- **REQUEST**:
Print the lines beginning with the one that contains "Rebuild this chart" and ending with the one that contains "const annotLineY = [178200, 14300];", exactly, both included, and no other lines.

── TASK MATERIAL

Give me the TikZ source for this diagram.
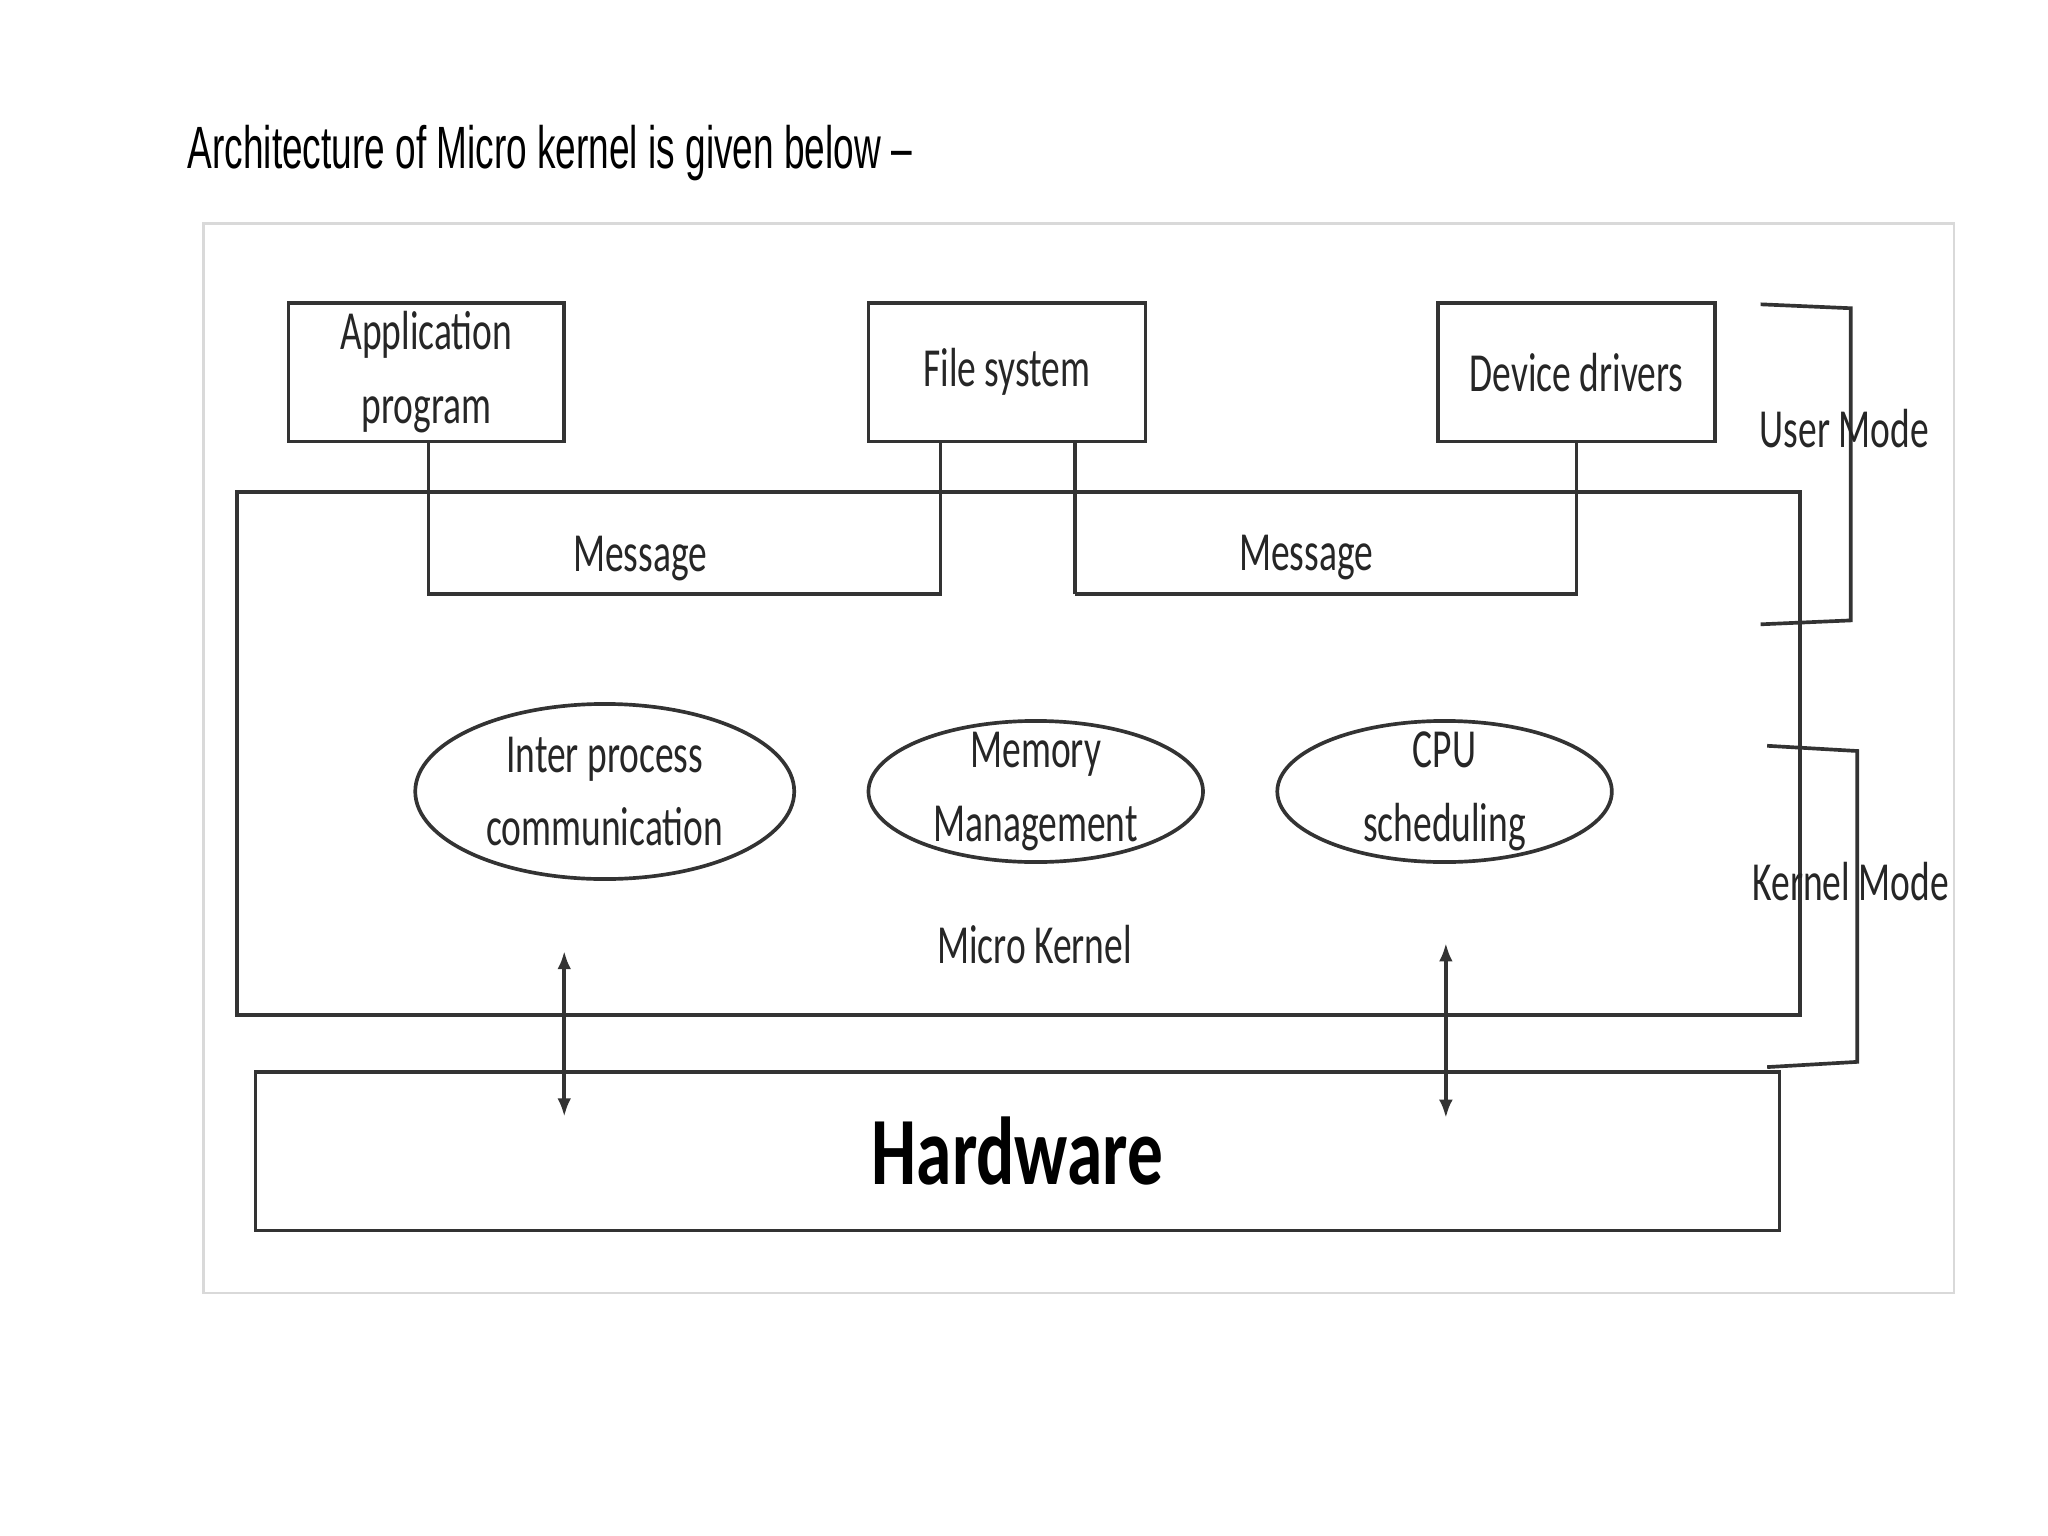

────
── TASK MATERIAL

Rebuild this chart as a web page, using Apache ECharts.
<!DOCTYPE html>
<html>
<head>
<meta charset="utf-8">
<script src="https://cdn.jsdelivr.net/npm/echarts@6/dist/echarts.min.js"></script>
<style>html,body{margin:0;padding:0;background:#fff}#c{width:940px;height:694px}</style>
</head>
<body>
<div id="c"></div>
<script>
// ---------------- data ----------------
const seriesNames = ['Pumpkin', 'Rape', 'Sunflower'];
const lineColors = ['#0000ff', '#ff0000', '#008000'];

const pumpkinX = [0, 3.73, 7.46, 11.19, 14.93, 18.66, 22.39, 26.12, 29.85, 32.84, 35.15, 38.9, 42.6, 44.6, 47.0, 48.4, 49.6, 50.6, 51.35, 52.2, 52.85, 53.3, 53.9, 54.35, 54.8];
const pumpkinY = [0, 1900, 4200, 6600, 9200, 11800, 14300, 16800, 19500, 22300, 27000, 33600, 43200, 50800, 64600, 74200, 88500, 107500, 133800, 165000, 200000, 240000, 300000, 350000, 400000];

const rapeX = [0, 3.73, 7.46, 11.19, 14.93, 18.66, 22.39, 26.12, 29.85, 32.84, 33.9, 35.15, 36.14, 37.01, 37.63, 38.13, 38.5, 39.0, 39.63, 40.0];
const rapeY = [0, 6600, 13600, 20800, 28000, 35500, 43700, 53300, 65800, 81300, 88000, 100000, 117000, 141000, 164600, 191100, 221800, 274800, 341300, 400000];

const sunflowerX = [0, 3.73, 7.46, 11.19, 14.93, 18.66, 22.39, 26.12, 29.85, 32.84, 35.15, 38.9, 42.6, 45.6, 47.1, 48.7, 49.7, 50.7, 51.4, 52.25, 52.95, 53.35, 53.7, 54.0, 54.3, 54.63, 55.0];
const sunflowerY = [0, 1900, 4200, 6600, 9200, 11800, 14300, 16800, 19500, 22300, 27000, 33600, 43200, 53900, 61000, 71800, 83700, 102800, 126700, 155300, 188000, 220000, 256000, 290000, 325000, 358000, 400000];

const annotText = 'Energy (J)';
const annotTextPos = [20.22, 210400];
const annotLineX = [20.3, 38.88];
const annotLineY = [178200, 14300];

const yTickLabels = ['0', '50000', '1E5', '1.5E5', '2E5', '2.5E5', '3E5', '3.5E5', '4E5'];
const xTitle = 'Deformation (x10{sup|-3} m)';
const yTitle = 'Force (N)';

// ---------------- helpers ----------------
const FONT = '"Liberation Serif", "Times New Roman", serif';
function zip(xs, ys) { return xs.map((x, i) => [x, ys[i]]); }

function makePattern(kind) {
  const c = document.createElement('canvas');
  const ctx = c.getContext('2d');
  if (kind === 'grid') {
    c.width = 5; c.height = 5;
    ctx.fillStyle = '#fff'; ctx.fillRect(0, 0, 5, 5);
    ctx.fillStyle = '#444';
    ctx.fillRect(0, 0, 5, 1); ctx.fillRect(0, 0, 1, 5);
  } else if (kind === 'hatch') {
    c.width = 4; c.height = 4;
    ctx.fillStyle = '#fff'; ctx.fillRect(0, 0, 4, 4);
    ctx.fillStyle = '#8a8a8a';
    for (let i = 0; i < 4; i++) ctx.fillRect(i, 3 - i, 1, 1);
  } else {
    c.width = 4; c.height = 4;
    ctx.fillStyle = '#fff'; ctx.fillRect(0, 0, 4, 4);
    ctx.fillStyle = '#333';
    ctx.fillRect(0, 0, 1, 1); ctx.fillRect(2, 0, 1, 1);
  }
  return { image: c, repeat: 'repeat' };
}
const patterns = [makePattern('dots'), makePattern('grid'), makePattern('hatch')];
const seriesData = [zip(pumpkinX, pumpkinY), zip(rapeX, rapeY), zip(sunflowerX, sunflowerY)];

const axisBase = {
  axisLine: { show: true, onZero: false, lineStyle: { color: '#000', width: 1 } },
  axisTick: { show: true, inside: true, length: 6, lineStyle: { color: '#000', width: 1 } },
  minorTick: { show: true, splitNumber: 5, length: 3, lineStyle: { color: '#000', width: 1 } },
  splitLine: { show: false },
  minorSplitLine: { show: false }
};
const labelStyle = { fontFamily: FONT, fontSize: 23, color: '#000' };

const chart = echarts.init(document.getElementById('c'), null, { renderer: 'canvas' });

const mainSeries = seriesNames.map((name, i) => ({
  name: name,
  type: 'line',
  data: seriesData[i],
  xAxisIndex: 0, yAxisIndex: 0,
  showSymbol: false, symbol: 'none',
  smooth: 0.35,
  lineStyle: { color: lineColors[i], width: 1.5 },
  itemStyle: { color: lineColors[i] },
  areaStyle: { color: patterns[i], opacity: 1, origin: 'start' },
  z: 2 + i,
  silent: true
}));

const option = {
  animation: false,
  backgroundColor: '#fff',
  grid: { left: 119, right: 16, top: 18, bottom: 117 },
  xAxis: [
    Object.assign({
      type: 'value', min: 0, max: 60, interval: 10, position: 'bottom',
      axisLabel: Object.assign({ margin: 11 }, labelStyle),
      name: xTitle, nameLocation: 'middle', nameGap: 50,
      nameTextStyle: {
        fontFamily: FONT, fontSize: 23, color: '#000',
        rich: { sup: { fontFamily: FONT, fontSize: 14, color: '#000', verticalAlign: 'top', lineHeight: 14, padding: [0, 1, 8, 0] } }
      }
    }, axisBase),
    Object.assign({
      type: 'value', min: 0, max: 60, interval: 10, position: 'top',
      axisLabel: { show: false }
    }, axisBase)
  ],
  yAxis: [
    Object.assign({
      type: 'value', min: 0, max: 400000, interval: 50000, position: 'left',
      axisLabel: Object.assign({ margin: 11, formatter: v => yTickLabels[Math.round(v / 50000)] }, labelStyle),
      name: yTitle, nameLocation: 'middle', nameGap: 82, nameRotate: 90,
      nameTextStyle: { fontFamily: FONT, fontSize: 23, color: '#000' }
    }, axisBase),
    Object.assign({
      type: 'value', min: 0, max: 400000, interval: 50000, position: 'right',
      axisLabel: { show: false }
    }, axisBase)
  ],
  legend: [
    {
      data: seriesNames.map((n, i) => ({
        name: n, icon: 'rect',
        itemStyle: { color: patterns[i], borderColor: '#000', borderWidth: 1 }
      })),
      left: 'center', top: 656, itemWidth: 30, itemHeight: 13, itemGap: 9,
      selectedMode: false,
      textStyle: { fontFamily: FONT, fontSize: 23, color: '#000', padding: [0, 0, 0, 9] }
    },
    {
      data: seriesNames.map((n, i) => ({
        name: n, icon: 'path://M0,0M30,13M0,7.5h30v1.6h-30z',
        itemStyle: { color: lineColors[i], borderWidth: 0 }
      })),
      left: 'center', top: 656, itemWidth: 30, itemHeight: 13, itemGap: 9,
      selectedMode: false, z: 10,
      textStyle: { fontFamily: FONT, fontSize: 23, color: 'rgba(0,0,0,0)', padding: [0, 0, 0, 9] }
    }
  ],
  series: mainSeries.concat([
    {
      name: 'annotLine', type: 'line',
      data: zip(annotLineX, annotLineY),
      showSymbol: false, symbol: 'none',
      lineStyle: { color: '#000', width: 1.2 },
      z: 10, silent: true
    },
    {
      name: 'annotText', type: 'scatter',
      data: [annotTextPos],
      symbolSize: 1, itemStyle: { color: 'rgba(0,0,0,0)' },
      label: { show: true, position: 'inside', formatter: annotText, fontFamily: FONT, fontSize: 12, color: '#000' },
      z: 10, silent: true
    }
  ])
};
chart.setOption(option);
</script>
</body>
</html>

────

- **TASK RESPONSE**:
Rebuild this chart as a web page, using Apache ECharts.
<!DOCTYPE html>
<html>
<head>
<meta charset="utf-8">
<script src="https://cdn.jsdelivr.net/npm/echarts@6/dist/echarts.min.js"></script>
<style>html,body{margin:0;padding:0;background:#fff}#c{width:940px;height:694px}</style>
</head>
<body>
<div id="c"></div>
<script>
// ---------------- data ----------------
const seriesNames = ['Pumpkin', 'Rape', 'Sunflower'];
const lineColors = ['#0000ff', '#ff0000', '#008000'];

const pumpkinX = [0, 3.73, 7.46, 11.19, 14.93, 18.66, 22.39, 26.12, 29.85, 32.84, 35.15, 38.9, 42.6, 44.6, 47.0, 48.4, 49.6, 50.6, 51.35, 52.2, 52.85, 53.3, 53.9, 54.35, 54.8];
const pumpkinY = [0, 1900, 4200, 6600, 9200, 11800, 14300, 16800, 19500, 22300, 27000, 33600, 43200, 50800, 64600, 74200, 88500, 107500, 133800, 165000, 200000, 240000, 300000, 350000, 400000];

const rapeX = [0, 3.73, 7.46, 11.19, 14.93, 18.66, 22.39, 26.12, 29.85, 32.84, 33.9, 35.15, 36.14, 37.01, 37.63, 38.13, 38.5, 39.0, 39.63, 40.0];
const rapeY = [0, 6600, 13600, 20800, 28000, 35500, 43700, 53300, 65800, 81300, 88000, 100000, 117000, 141000, 164600, 191100, 221800, 274800, 341300, 400000];

const sunflowerX = [0, 3.73, 7.46, 11.19, 14.93, 18.66, 22.39, 26.12, 29.85, 32.84, 35.15, 38.9, 42.6, 45.6, 47.1, 48.7, 49.7, 50.7, 51.4, 52.25, 52.95, 53.35, 53.7, 54.0, 54.3, 54.63, 55.0];
const sunflowerY = [0, 1900, 4200, 6600, 9200, 11800, 14300, 16800, 19500, 22300, 27000, 33600, 43200, 53900, 61000, 71800, 83700, 102800, 126700, 155300, 188000, 220000, 256000, 290000, 325000, 358000, 400000];

const annotText = 'Energy (J)';
const annotTextPos = [20.22, 210400];
const annotLineX = [20.3, 38.88];
const annotLineY = [178200, 14300];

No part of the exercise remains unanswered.